Appraisals must be conducted by a licensed, third-party appraiser who has no connection to the buyer, seller or lender. That way, all parties can be sure the determined market value is fair, unbiased and free of any influence from any party that could benefit.
The lender orders the appraisal and the borrower is the one who is responsible to pay for it.
Timeline and Steps To An Appraisal
In general, the home appraisal process can take anywhere from a week to a month from the date it was ordered to the time the appraisal report is provided back to the lender.
1. Your Lender Orders The Appraisal
2. An Appraiser Comes To The House
3. The Appraiser Creates A Report
Once the appraiser completes their home visit, they will review recently sold homes to come up with the fair market value of the home. The appraiser will create a report that should contain a detailed description of the property, including its condition and its basic and unique features. Once the report is completed by the appraiser, it will be submitted to the lender for review.
If the home is appraised at or above the purchase price, the loan will be processed as usual. If the home is appraised lower than the agreed-upon purchase price, more steps will need to be taken since the lender cannot lend more money than the home is worth.
What To Do If The Appraised Value Is Too Low?

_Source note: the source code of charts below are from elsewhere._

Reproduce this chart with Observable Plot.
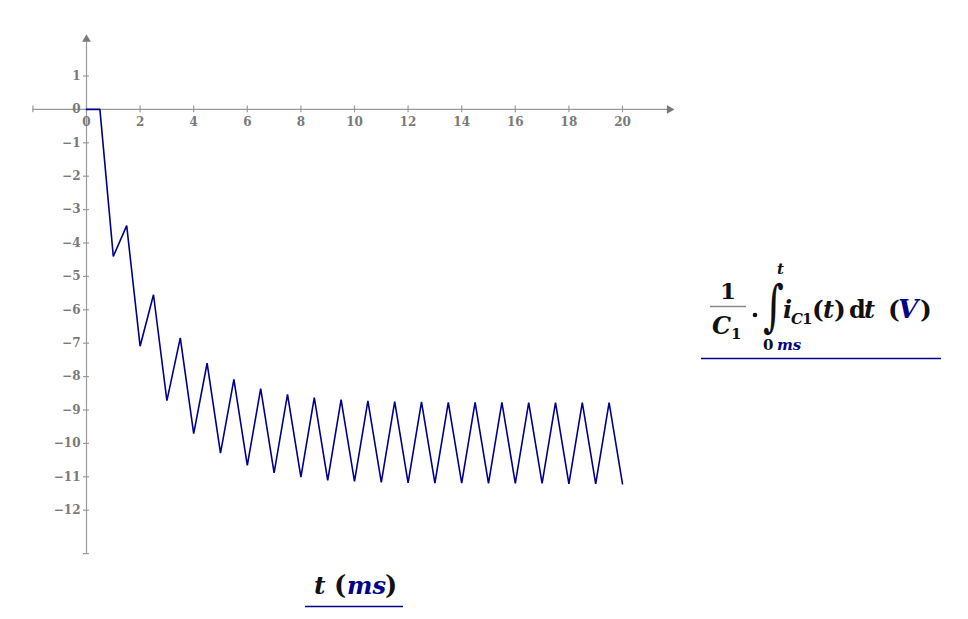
<!DOCTYPE html>
<html>
<head>
<meta charset="utf-8">
<script src="https://cdn.jsdelivr.net/npm/d3@7"></script>
<script src="https://cdn.jsdelivr.net/npm/@observablehq/plot@0.6"></script>
<style>
  html, body { margin: 0; padding: 0; background: #fff; }
  #wrap { position: relative; width: 968px; height: 619px; overflow: hidden; }
  #wrap > svg { position: absolute; left: 0; top: 0; }
  .math { font-family: "DejaVu Serif", serif; font-weight: bold; fill: #111; }
  .it { font-style: italic; }
  .unit { fill: #00008B; font-style: italic; }
</style>
</head>
<body>
<div id="wrap"></div>
<script>
// ---- data ----
const times = [0, 0.5, 1, 1.5, 2, 2.5, 3, 3.5, 4, 4.5, 5, 5.5, 6, 6.5, 7, 7.5, 8, 8.5, 9, 9.5, 10,
  10.5, 11, 11.5, 12, 12.5, 13, 13.5, 14, 14.5, 15, 15.5, 16, 16.5, 17, 17.5, 18, 18.5, 19, 19.5, 20];
const volts = [0, 0, -4.40, -3.48, -7.09, -5.55, -8.72, -6.84, -9.71, -7.60, -10.29, -8.08, -10.66, -8.36,
  -10.88, -8.53, -11.01, -8.63, -11.11, -8.69, -11.14, -8.73, -11.17, -8.75, -11.18, -8.76, -11.19,
  -8.77, -11.19, -8.77, -11.20, -8.77, -11.20, -8.78, -11.20, -8.78, -11.21, -8.78, -11.21, -8.78, -11.21];
const xTickMarks = [-2, 0, 2, 4, 6, 8, 10, 12, 14, 16, 18, 20];
const xTickValues = [0, 2, 4, 6, 8, 10, 12, 14, 16, 18, 20];
const xTickLabels = ["0", "2", "4", "6", "8", "10", "12", "14", "16", "18", "20"];
const yTickMarks = [1, 0, -1, -2, -3, -4, -5, -6, -7, -8, -9, -10, -11, -12, -13.3];
const yTickValues = [1, 0, -1, -2, -3, -4, -5, -6, -7, -8, -9, -10, -11, -12];
const yTickLabels = ["1", "0", "−1", "−2", "−3", "−4", "−5", "−6", "−7", "−8", "−9", "−10", "−11", "−12"];
const xAxisExtent = [-2, 21.75];
const yAxisExtent = [-13.3, 2.1];

const series = times.map((t, i) => ({t, v: volts[i]}));
const axisColor = "#9a9a9a";
const labelColor = "#7a7a7a";
const lineColor = "#00008B";
const tickFont = "DejaVu Serif";

const chart = Plot.plot({
  width: 968,
  height: 619,
  marginTop: 0, marginRight: 0, marginBottom: 0, marginLeft: 0,
  style: {background: "transparent", overflow: "visible"},
  x: {type: "linear", domain: [0, 20], range: [86, 622], axis: null},
  y: {type: "linear", domain: [-12, 0], range: [509.7, 108.9], axis: null},
  marks: [
    // axes
    Plot.ruleY([0], {x1: xAxisExtent[0], x2: xAxisExtent[1], stroke: axisColor, strokeWidth: 1.2}),
    Plot.ruleX([0], {y1: yAxisExtent[0], y2: yAxisExtent[1], stroke: axisColor, strokeWidth: 1.2}),
    Plot.dot([{x: xAxisExtent[1], y: 0}], {x: "x", y: "y", symbol: "triangle2", r: 4.2, rotate: 90, fill: "#7a7a7a", stroke: null}),
    Plot.dot([{x: 0, y: yAxisExtent[1]}], {x: "x", y: "y", symbol: "triangle2", r: 4.2, fill: "#7a7a7a", stroke: null}),
    // tick marks
    Plot.ruleX(xTickMarks, {x: d => d, y1: -0.1, y2: 0.1, stroke: axisColor, strokeWidth: 1.2}),
    Plot.ruleY(yTickMarks, {y: d => d, x1: -0.11, x2: 0.11, stroke: axisColor, strokeWidth: 1.2}),
    // tick labels
    Plot.text(xTickValues, {x: d => d, y: 0, text: (d, i) => xTickLabels[i], dy: 13, fill: labelColor,
      fontFamily: tickFont, fontSize: 12, fontWeight: "bold", textAnchor: "middle"}),
    Plot.text(yTickValues, {x: 0, y: d => d, text: (d, i) => yTickLabels[i], dx: -6, fill: labelColor,
      fontFamily: tickFont, fontSize: 12, fontWeight: "bold", textAnchor: "end"}),
    // the trace
    Plot.line(series, {x: "t", y: "v", stroke: lineColor, strokeWidth: 1.6, strokeLinejoin: "miter"})
  ]
});
document.getElementById("wrap").appendChild(chart);

// ---- axis titles (math labels) ----
const ns = "http://www.w3.org/2000/svg";
const overlay = document.createElementNS(ns, "svg");
overlay.setAttribute("width", 968);
overlay.setAttribute("height", 619);
overlay.innerHTML = `
  <g class="math">
    <text x="728" y="299" font-size="23" text-anchor="middle">1</text>
    <line x1="710" x2="746" y1="306.5" y2="306.5" stroke="#8a8a8a" stroke-width="1.5"/>
    <text x="712" y="334" font-size="24" class="it">C</text>
    <text x="731" y="339" font-size="15">1</text>
    <circle cx="755" cy="315" r="2.3" fill="#111"/>
    <text transform="translate(763,325) scale(1,1.4)" font-size="40" font-weight="normal">∫</text>
    <text x="777" y="274" font-size="15" class="it">t</text>
    <text x="763" y="350" font-size="15">0</text>
    <text x="777" y="350" font-size="15" class="unit">ms</text>

    <text x="783" y="318" font-size="24" class="it">i</text>
    <text x="791" y="324" font-size="15" class="it">C</text>
    <text x="802" y="324" font-size="15">1</text>
    <text x="812" y="318" font-size="25">(</text>
    <text x="823" y="318" font-size="24" class="it">t</text>
    <text x="834" y="318" font-size="25">)</text>
    <text x="849" y="318" font-size="24">d</text>
    <text x="864" y="318" font-size="24" class="it">t</text>
    <text x="888" y="318" font-size="25">(</text>
    <text x="898" y="318" font-size="26" class="unit">V</text>
    <text x="920" y="318" font-size="25">)</text>
    <line x1="701" x2="941" y1="358.5" y2="358.5" stroke="#00008B" stroke-width="1.5"/>

    <text x="314" y="594" font-size="25" class="it">t</text>
    <text x="334" y="594" font-size="26">(</text>
    <text x="347" y="594" font-size="24" class="unit">ms</text>
    <text x="385" y="594" font-size="26">)</text>
    <line x1="305" x2="403" y1="606.5" y2="606.5" stroke="#00008B" stroke-width="1.5"/>
  </g>`;
document.getElementById("wrap").appendChild(overlay);
</script>
</body>
</html>
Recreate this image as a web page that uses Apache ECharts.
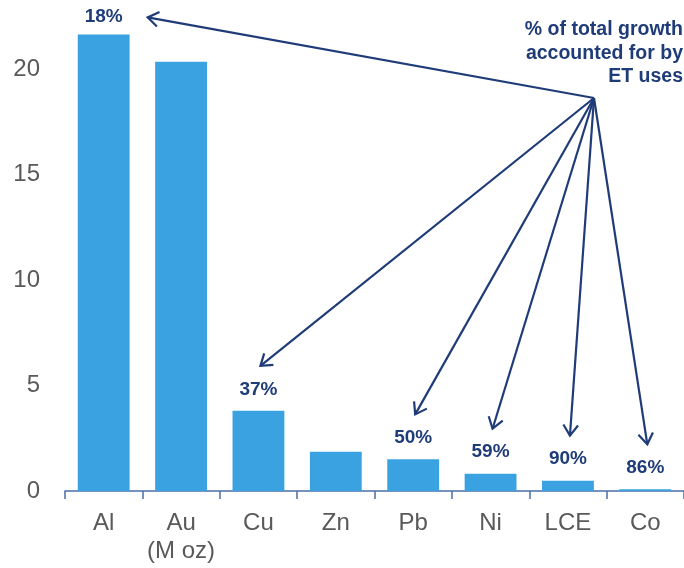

As the buyer, you need the appraisal to match the home price, or else the bank isn’t going to approve your loan. So what can you do when the appraisal comes back too low?
1. Re-negotiate the price – If the seller is open to it, the easiest option is to re-negotiate the sale price of the house. This is particularly effective if the appraisal comes back just slightly lower than the listing price.
2. Request a second appraisal – You may also able to request a second appraisal if you believe the first wasn’t as accurate as it should have been.
If the seller isn’t willing to lower the price and a second appraisal doesn’t come back with a higher amount, your only options are to pay the difference out of pocket or pull out of the deal.